Always show up on time to a raid on time and in the designated meeting spot. If your raid does not meet anywhere specific, stay near the instance. Nothing more annoys a raid leader then having someone halfway across the world when they should be at the instance.
Being a good raider really isn’t all that difficult. You have to focus on the task at hand and play your class well. Most of the time, anything specific that needs to be done (or needs to be avoided) will be communicated on the voice chat or in the Raid Channel. Always listen to the raid leaders and do what they tell you to do.
Watch the other members of your class and see what they do. There are probably some very experienced raiders around. If you’re totally clueless on what you need to do for a certain boss or pull, ask a fellow member of your class or one of the raid leaders. It’s better to make sure you’re doing the right thing instead of guessing and doing the wrong thing.
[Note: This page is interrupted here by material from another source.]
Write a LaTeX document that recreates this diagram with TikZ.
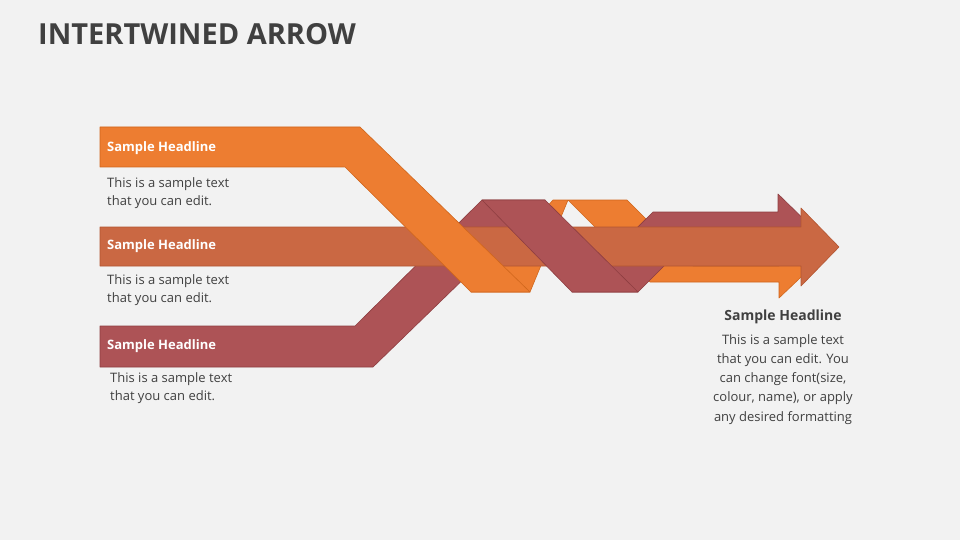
\documentclass[tikz,border=0pt]{standalone}
\usepackage{fontspec}
\setmainfont{Open Sans}
\begin{document}
\begin{tikzpicture}[x=1pt,y=-1pt,
  orn/.style={fill=orA,draw=orD,line width=0.6pt,line join=round},
  rd/.style={fill=rdA,draw=rdD,line width=0.6pt,line join=round},
  mid/.style={fill=mdA,draw=mdD,line width=0.6pt,line join=round},
  body/.style={font=\fontsize{13}{18.5}\selectfont,text=txt,align=left,anchor=north west,inner sep=0pt},
  barlbl/.style={font=\bfseries\fontsize{13}{15}\selectfont,text=white,anchor=west,inner sep=0pt}]
\definecolor{orA}{HTML}{ED7D31}\definecolor{orD}{HTML}{D0661C}
\definecolor{rdA}{HTML}{AD5356}\definecolor{rdD}{HTML}{8E3E41}
\definecolor{mdA}{HTML}{CA6843}\definecolor{mdD}{HTML}{B35531}
\definecolor{txt}{HTML}{404040}\definecolor{bg}{HTML}{F2F2F2}
\fill[bg] (0,0) rectangle (960,540);
\useasboundingbox (0,0) rectangle (960,540);
\node[anchor=west,inner sep=0pt,font=\bfseries\fontsize{29}{32}\selectfont,text=txt] (title) at (38,34) {INTERTWINED ARROW};
% behind layers
\draw[rd] (100,326)--(355,326)--(482,200)--(545,200)--(373,367)--(100,367)--cycle;
\draw[orn] (471,292)--(553,200)--(627,200)--(693,266)--(779,266)--(779,250)--(820,259)--(779,298)--(779,282)--(650,282)--(568,200)--(530,292)--cycle;
\draw[rd] (572,292)--(653,212)--(778,212)--(778,194)--(820,235)--(778,250)--(778,228)--(702,228)--(638,292)--cycle;
% middle arrow
\draw[mid] (100,227)--(801,227)--(801,208)--(839,247)--(801,286)--(801,266)--(100,266)--cycle;
% front layers
\draw[orn] (100,127)--(360,127)--(530,292)--(471,292)--(345,167)--(100,167)--cycle;
\draw[rd] (482,200)--(545,200)--(638,292)--(572,292)--cycle;
% labels
\node[barlbl] (h1) at (107,148) {Sample Headline};
\node[barlbl] (h2) at (107,246) {Sample Headline};
\node[barlbl] (h3) at (107,346) {Sample Headline};
\node[body] (t1) at (107,177) {This is a sample text\\that you can edit.};
\node[body] (t2) at (107,274) {This is a sample text\\that you can edit.};
\node[body] (t3) at (110,372) {This is a sample text\\that you can edit.};
\node[font=\bfseries\fontsize{14}{17}\selectfont,text=txt,inner sep=0pt] (h4) at (783,317) {Sample Headline};
\node[body,anchor=north,align=center,font=\fontsize{13}{19.3}\selectfont] (t4) at (783,334) {This is a sample text\\that you can edit. You\\can change font(size,\\colour, name), or apply\\any desired formatting};
\end{tikzpicture}
\end{document}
There are some fights where a single person making a mistake can wipe the entire raid.
Pay attention, focusing on the job at hand, and doing you best to play your class well are the most important qualities of a good raider.
There is one last thing to say about being a good raid member: be willing to listen to criticism and learn from your mistakes or from other more experienced players. Nobody shows up for their first raid knowing everything there is to know about how to play their class in raid groups. Everyone has to relearn their role in 40-man raids. You should always be improving as you gain experience raiding.